By Zack Colman - 07/24/13 09:12 PM EDT
Rep. Rush Holt (D-N.J.) said Wednesday that his claim in a Senate campaign ad that “millions will die” from climate change is not an overstatement.
Holt defended his comment, which aired in an online advertisement in which he advocated for a carbon tax, in a meeting with The Star-Ledger’s editorial board.
“I think it’s no exaggeration at all to say that millions will die. And in fact there’s pretty good evidence that millions already have died because of climate change,” he told the Newark, N.J.-based newspaper.
Holt is seeking the Democratic nomination to replace the late Sen. Frank Lautenberg (D-N.J.).
He’s a long shot to win the Aug. 13 Democratic primary. The field also includes Newark Mayor Cory Booker — by far the favorite — and Rep. Frank Pallone Jr. (D-N.J.).
To flesh out his claim about the potential toll on human life, Holt told The Star-Ledger that climate change is about more than extreme weather events like Hurricane Sandy, which ravaged New Jersey last fall.
From The Star-Ledger:
“It’s not hysteria.

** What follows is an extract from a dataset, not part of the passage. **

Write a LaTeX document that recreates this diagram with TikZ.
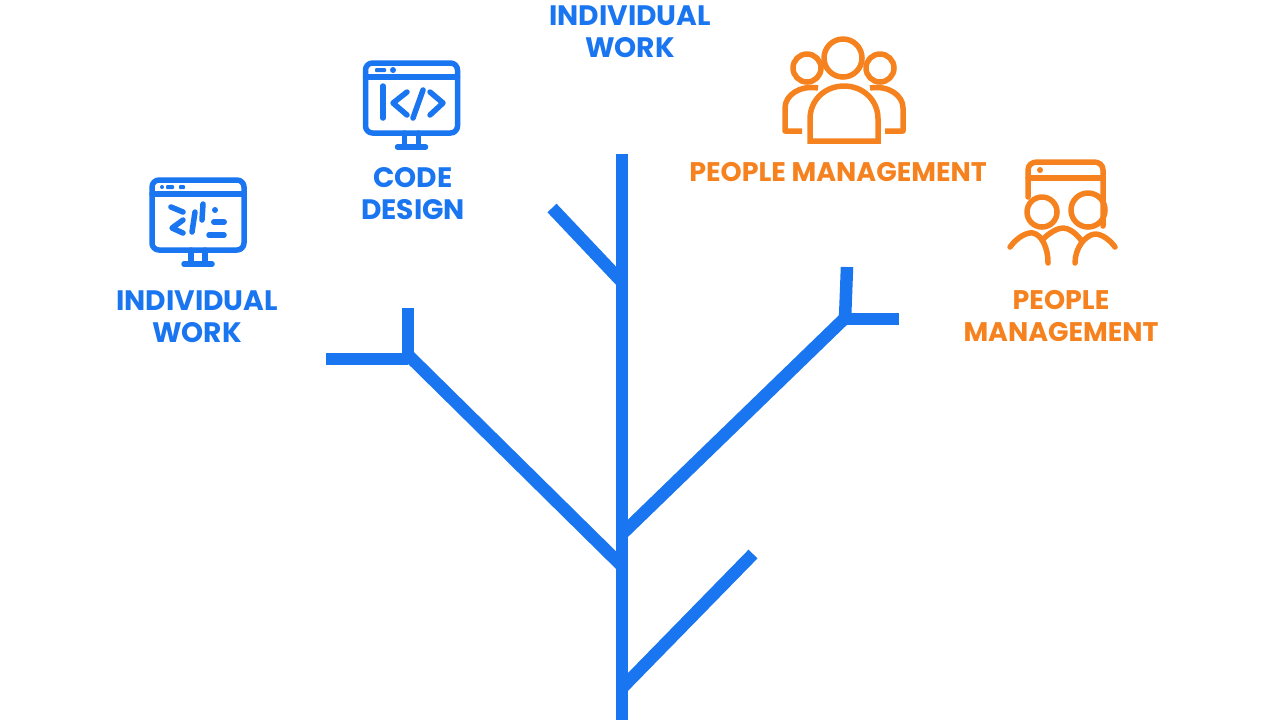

It’s documented,” Holt said, saying that global warming’s effects are felt in more than just natural disasters.
“If you talk to the World Health Organization and International Health Groups, they’ll tell you because of diseases – it’s not just from storm damage, it’s other aspects of climate change affecting our oceans,” he said.
The World Health Organization estimates that climate change causes 150,000 deaths per year, with increased rates of "particularly infectious diseases and malnutrition in developing regions" playing a role in that figure.
Holt, a physicist, is one of the more outspoken House voices on climate change.
As a senior Democrat on the House Natural Resources Committee, he has often warned about the risks rising sea levels and intensifying storms associated with climate change pose to coastal communities.
In the advertisement, Holt said “the answer” for combating climate change is a carbon tax, adding that he would “fight for it.”
Environmental and some conservative economists have floated the idea of a carbon tax as a way to curb greenhouse gas emissions while also generating enough revenue to cut personal tax rates.
But the carbon tax is an unlikely policy option in both the House and the Senate amid opposition from Republicans and centrist Democrats.